As the European market still hurts from the recession, VW tries to achieve its goal of overtaking Toyota and GM for the top manufacturer of the world by expanding its overseas operations.
“The European market may take years to fully regain its former strength,” said Stefan Bratzel, head of the Center of Automotive Management think-tank near Cologne. “Overseas (car) markets will account for a large share of future growth.”
Volkswagen has reportedly decided to move forward with its plans to set up production in the fast-growing Southeast Asian markets (ASEAN), closing one of the few remaining gaps in its huge global factory network encompassing 102 facilities. The ASEAN group comprises Indonesia, Malaysia, the Philippines, Singapore, Thailand, Brunei, Burma, Cambodia, Laos and Vietnam.
“We will certainly become an active player in the region in the next years,” said Group production chief Michael Macht. “We are currently very actively on the road in these countries.”
Europe’s biggest carmaker may announce later this year an initial 200 million-euro ($265.33 million) investment to build a car plant in Indonesia, an Indonesian government minister said last month, citing the location of Cikampek, West Java. On the other hand, Macht declined to comment on which country VW would eventually pick and said decisions on brands and products have not been taken yet.
Separately, the German giant is considering a launch of commercial vehicles in the United States in future, as part of steps to expand its core namesake brand in the world’s No. 2 auto market.

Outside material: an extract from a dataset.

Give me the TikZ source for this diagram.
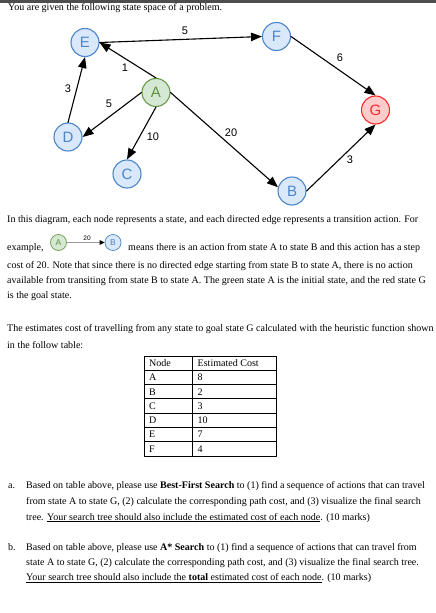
\documentclass[tikz,border=0pt]{standalone}
\usepackage{fontspec}
\setmainfont{Liberation Serif}
\newfontfamily\arialf{Liberation Sans}
\usetikzlibrary{arrows.meta}
\definecolor{bdraw}{RGB}{74,134,200}
\definecolor{bfill}{RGB}{218,232,252}
\definecolor{gdraw}{RGB}{106,154,76}
\definecolor{gfill}{RGB}{213,232,212}
\definecolor{gtext}{RGB}{96,145,60}
\definecolor{rdraw}{RGB}{255,40,40}
\definecolor{rfill}{RGB}{255,204,204}
\definecolor{topbar}{RGB}{78,78,78}
\tikzset{
  sv/.style={circle,draw,line width=1.1pt,inner sep=0pt,minimum size=28pt,
             font=\arialf\fontsize{15}{15}\selectfont},
  bl/.style={sv,draw=bdraw,fill=bfill,text=bdraw},
  gr/.style={sv,draw=gdraw,fill=gfill,text=gtext},
  rd/.style={sv,draw=rdraw,fill=rfill,text=rdraw},
  small/.style={line width=0.7pt,minimum size=16pt,font=\arialf\fontsize{8.5}{8.5}\selectfont},
  ed/.style={-{Triangle[length=11pt,width=8.5pt]},line width=1.1pt},
  el/.style={font=\arialf\fontsize{11}{11}\selectfont,inner sep=0pt},
  tx/.style={anchor=base west,inner sep=0pt,font=\fontsize{10.03}{12}\selectfont},
  every picture/.style={line cap=round,line join=round}}

\begin{document}
\begin{tikzpicture}[x=1pt,y=-1pt]
  \useasboundingbox (0,0) rectangle (436,613);
  \fill[topbar] (0,0) rectangle (436,3);
  \node[tx] (t0) at (8,10.5){You are given the following state space of a problem.};
  % state space
  \node[bl] (e) at (85,42.5){E};\node[bl] (f) at (276.5,36.5){F};
  \node[gr] (a) at (156,92.5){A};\node[rd] (g) at (375.5,110){G};
  \node[bl] (d) at (68,137){D};\node[bl] (c) at (127,174){C};
  \node[bl] (b) at (292,191){B};
  \draw[ed] (a.north)--(e.east); \draw[ed] (e.east)--(f.west); \draw[ed] (f.east)--(g.north);
  \draw[ed] (a.west)--(d.east); \draw[ed] (d.north)--(e.south); \draw[ed] (a.south)--(c.north);
  \draw[ed] (a.east)--(b.165); \draw[ed] (b.east)--(g.south);
  \node[el] at (185,31){5};\node[el] at (340,58){6};
  \node[el] at (125,67.5){1};\node[el] at (68,89){3};
  \node[el] at (109,104){5};\node[el] at (153,136.5){10};
  \node[el] at (231,133){20};\node[el] at (350,160){3};
  % paragraph
  \node[tx] at (7,222.5){In this diagram, each node represents a state, and each directed edge represents a transition action. For};
  \node[tx] at (7,250){example,};
  \node[gr,small] (ia) at (58.5,242.5){A};\node[bl,small] (ib) at (113,242.5){B};
  \draw[draw=black!40,line width=1.2pt,-{Triangle[length=5pt,width=4.5pt,color=black]}] (ia)--(ib);
  \node[el,font=\arialf\fontsize{6.5}{6.5}\selectfont] at (87,238){20};
  \node[tx] at (128,250){means there is an action from state A to state B and this action has a step};
  \node[tx] at (7,268.5){cost of 20. Note that since there is no directed edge starting from state B to state A, there is no action};
  \node[tx] at (7,283.5){available from transiting from state B to state A. The green state A is the initial state, and the red state G};
  \node[tx] at (7,298.5){is the goal state.};
  \node[tx] at (7,331){The estimates cost of travelling from any state to goal state G calculated with the heuristic function shown};
  \node[tx] at (7,348){in the follow table:};
  % table
  \draw[line width=0.8pt,line cap=butt] (144,356) rectangle (276,456) (192,356)--(192,456);
  \foreach \i in {1,...,6}
    \draw[line width=0.8pt,line cap=butt] (144,356+14.286*\i)--(276,356+14.286*\i);
  \node[tx] at (149,366.5){Node};\node[tx] at (197.5,366.5){Estimated Cost};
  \foreach \n/\v [count=\i] in {A/8,B/2,C/3,D/10,E/7,F/4}{
    \node[tx] at (149,366.5+14.286*\i){\n};
    \node[tx] at (197.5,366.5+14.286*\i){\v};}
  % questions
  \node[tx] at (8,488.5){a.};
  \node[tx] at (26,488.5){Based on table above, please use \textbf{Best-First Search} to (1) find a sequence of actions that can travel};
  \node[tx] at (26,504){from state A to state G, (2) calculate the corresponding path cost, and (3) visualize the final search};
  \node[tx] at (26,520){tree. \underline{Your search tree should also include the estimated cost of each node}. (10 marks)};
  \node[tx] at (8,550.5){b.};
  \node[tx] at (26,550.5){Based on table above, please use \textbf{A* Search} to (1) find a sequence of actions that can travel from};
  \node[tx] at (26,565.5){state A to state G, (2) calculate the corresponding path cost, and (3) visualize the final search tree.};
  \node[tx] at (26,580.5){\underline{Your search tree should also include the \textbf{total} estimated cost of each node}. (10 marks)};
\end{tikzpicture}
\end{document}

Commercial pickup trucks and vans such as VW’s box-type Caddy model “certainly represent an opportunity” for the United States, according to Jonathan Browning, CEO of VW’s U.S. operations – also referring to the success of Ford’s Transit Connect van.
VW is seeking to boost its presence in the United States, eyeing 800,000 VW-brand and 200,000 Audi-brand sales by 2018, when it aims to snatch the global sales crown.